An artist creates. A painter paints, a musician plays music, a writer writes. When the creation has been accomplished, the artist wishes to share it. Whatever is expedient and available is the proper means to do so.
But then bigshots in offices, that is, executives, accountants, publicists, and so on, many of whom have had no training in art at all, say, “No, wait a minute. The only way to present your art is through us. We will be the filters, we will be the judges; we will decide if your work is fit to be seen by the public.” And on what do they base their decisions? Invariably it is the company’s bottom line.
The artist, meanwhile, just wants to create and then present the work. In publishing, until recently, there was no alternative to going through the bastion of traditional publishing. Now, alternatives exist. And traditional publishers are calling foul. Surprised? Not at all. Their exclusivity is threatened. Well, let’s put that into perspective. It was threatened. By now it is long-gone, never to return. It’s not that they don’t still have their place, their function – but they are no longer the only game in town. That’s something to which they have to adjust.
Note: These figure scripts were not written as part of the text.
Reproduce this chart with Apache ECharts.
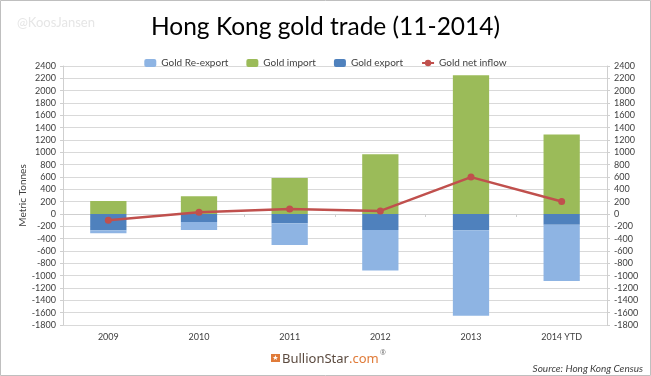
<!DOCTYPE html>
<html>
<head>
<meta charset="utf-8">
<script src="https://cdn.jsdelivr.net/npm/echarts@6/dist/echarts.min.js"></script>
<style>
  html, body { margin: 0; padding: 0; background: #fff; }
  #chart { width: 651px; height: 376px; }
</style>
</head>
<body>
<div id="chart"></div>
<script>
// values, metric tonnes
const years = ['2009', '2010', '2011', '2012', '2013', '2014 YTD'];
const goldImport = [210, 287, 583, 968, 2250, 1290];
const goldExport = [-265, -130, -152, -258, -262, -176];
const goldReExport = [-48, -130, -350, -660, -1390, -910];
const goldNetInflow = [-103, 27, 81, 50, 598, 204];

const FONT = 'Lato';
const axisColor = '#cfcfcf';
const labelColor = '#404040';

function yAxisOf(pos) {
  const axis = {
    type: 'value',
    position: pos,
    min: -1800,
    max: 2400,
    interval: 200,
    axisLine: { show: true, lineStyle: { color: axisColor, width: 1 } },
    axisTick: { show: true, length: 3, lineStyle: { color: axisColor } },
    axisLabel: { color: labelColor, fontSize: 9, fontFamily: FONT, margin: 7, formatter: (v) => String(v) },
    splitLine: { show: pos === 'left', lineStyle: { color: '#d9d9d9', width: 1 } },
  };
  if (pos === 'left') {
    axis.name = 'Metric Tonnes';
    axis.nameLocation = 'middle';
    axis.nameGap = 35;
    axis.nameMoveOverlap = false;
    axis.nameTextStyle = { fontFamily: FONT, fontSize: 10, color: labelColor };
  }
  return axis;
}

const chart = echarts.init(document.getElementById('chart'));
chart.setOption({
  animation: false,
  title: {
    text: 'Hong Kong gold trade (11-2014)',
    left: 'center',
    top: 10,
    textStyle: { fontFamily: FONT, fontWeight: 'normal', fontSize: 24.5, color: '#000' },
  },
  legend: {
    data: ['Gold Re-export', 'Gold import', 'Gold export', 'Gold net inflow'],
    top: 53,
    left: 'center',
    itemWidth: 12,
    itemHeight: 8,
    itemGap: 18,
    textStyle: { fontFamily: FONT, fontSize: 10, color: '#404040' },
  },
  grid: { left: 63, right: 44, top: 66, bottom: 51 },
  xAxis: [
    {
      type: 'category',
      data: years,
      position: 'bottom',
      axisLine: { show: false, onZero: false },
      axisTick: { show: false },
      axisLabel: { color: labelColor, fontSize: 9, fontFamily: FONT, margin: 8 },
    },
    {
      type: 'category',
      data: years,
      position: 'bottom',
      axisLine: { show: true, onZero: true, lineStyle: { color: axisColor } },
      axisTick: { show: true, length: 3, lineStyle: { color: axisColor } },
      axisLabel: { show: false },
    },
  ],
  yAxis: [yAxisOf('left'), yAxisOf('right')],
  series: [
    {
      name: 'Gold import',
      type: 'bar',
      stack: 'trade',
      barWidth: '40%',
      itemStyle: { color: '#9bbb59' },
      data: goldImport,
    },
    {
      name: 'Gold export',
      type: 'bar',
      stack: 'trade',
      barWidth: '40%',
      itemStyle: { color: '#4f81bd' },
      data: goldExport,
    },
    {
      name: 'Gold Re-export',
      type: 'bar',
      stack: 'trade',
      barWidth: '40%',
      itemStyle: { color: '#8eb4e3' },
      data: goldReExport,
    },
    {
      name: 'Gold net inflow',
      type: 'line',
      symbol: 'circle',
      symbolSize: 7,
      itemStyle: { color: '#c0504d' },
      lineStyle: { color: '#c0504d', width: 2.5 },
      data: goldNetInflow,
      z: 5,
    },
  ],
  graphic: [
    {
      type: 'rect',
      shape: { x: 0.5, y: 0.5, width: 650, height: 375 },
      style: { fill: 'none', stroke: '#bfbfbf', lineWidth: 1 },
      silent: true,
    },
    {
      type: 'text',
      left: 17,
      top: 16,
      style: { text: '@KoosJansen', fill: '#e6e6e6', font: '13px ' + FONT },
    },
    {
      type: 'rect',
      shape: { x: 271, y: 354, width: 9, height: 8 },
      style: { fill: '#e07b39' },
    },
    {
      type: 'text',
      x: 275.5,
      y: 358,
      style: { text: '★', fill: '#fff', font: '7px "DejaVu Sans"', align: 'center', verticalAlign: 'middle' },
    },
    {
      type: 'text',
      x: 282,
      y: 359,
      style: {
        text: '{a|BullionStar}{b|.com}',
        verticalAlign: 'middle',
        rich: {
          a: { fill: '#5b4a3f', font: '13px "Noto Sans"' },
          b: { fill: '#e07b39', font: '13px "Noto Sans"' },
        },
      },
    },
    {
      type: 'text',
      x: 380,
      y: 349,
      style: { text: '®', fill: '#777', font: '7px "Noto Sans"' },
    },
    {
      type: 'text',
      x: 643,
      y: 369,
      style: {
        text: 'Source: Hong Kong Census',
        fill: '#404040',
        font: 'italic 10px ' + FONT,
        align: 'right',
        verticalAlign: 'middle',
      },
    },
  ],
});
</script>
</body>
</html>
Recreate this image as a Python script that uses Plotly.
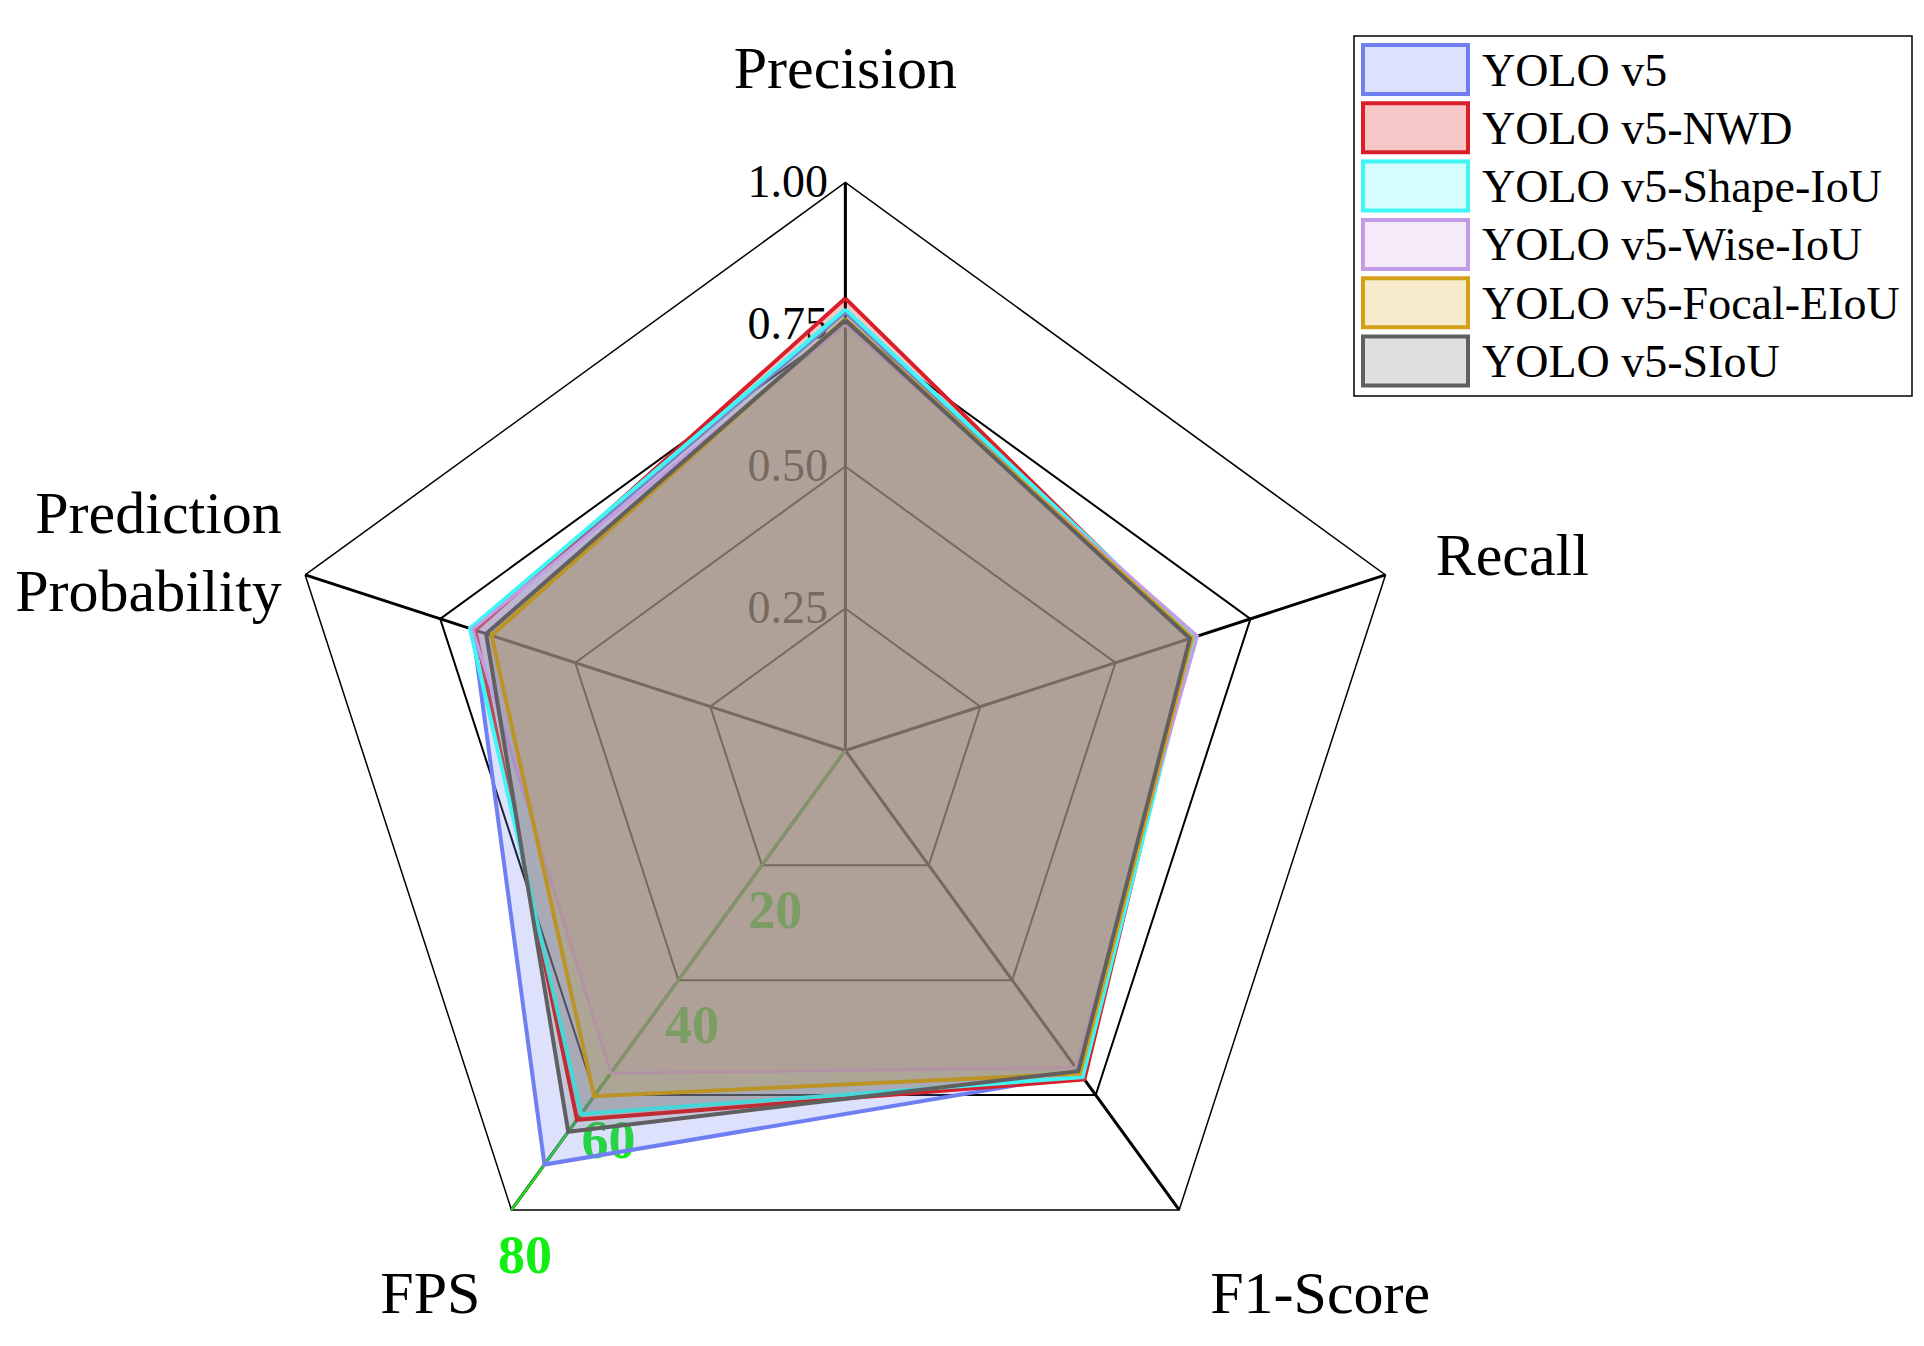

I find it ludicrous that publishers, agents, editors, even writers themselves, rush frantically about trying to prop up the collapsing house of cards of the exclusivity of traditional publishing. Note that I did not say traditional publishing itself, but only its exclusivity. Traditional publishing will survive, but it must accept the fact that it will never again be the only source of creative prose output. To continue with the self-imposed blinders in the face of reality would be laughable at best and tragic at worst. It reminds me of the scene in the Mel Brooks movie “Blazing Saddles” where the cowboys in the desert are confronted with a toll booth and they all dutifully line up and pay, whereas all around them are endless spaces of open country through which they could easily and freely ride.
Some speak of quality control. But is some suit in an office in New York who has never been and never will be a writer a better judge of my work just because he has a rich and powerful organization to back him up? I think not. I can’t speak for any other writer in the history of the world, but I have paid my dues, and I have the right to create and publish and promote my work just as much as he has the right to publish and promote whatever works he deems appropriate.
It’s a matter of expediency. I am not against traditional publishing; I have published short stories in traditional markets and will do so again. What I am against is the self-righteous, condescending attitude that says, “My way or the highway,” that says, “If you don’t go through me your work is worthless.” The hell with that. I’m willing to concede you your place in the grand scheme of things if you will concede me mine, whatever I choose to make it. But my career is mine, not yours.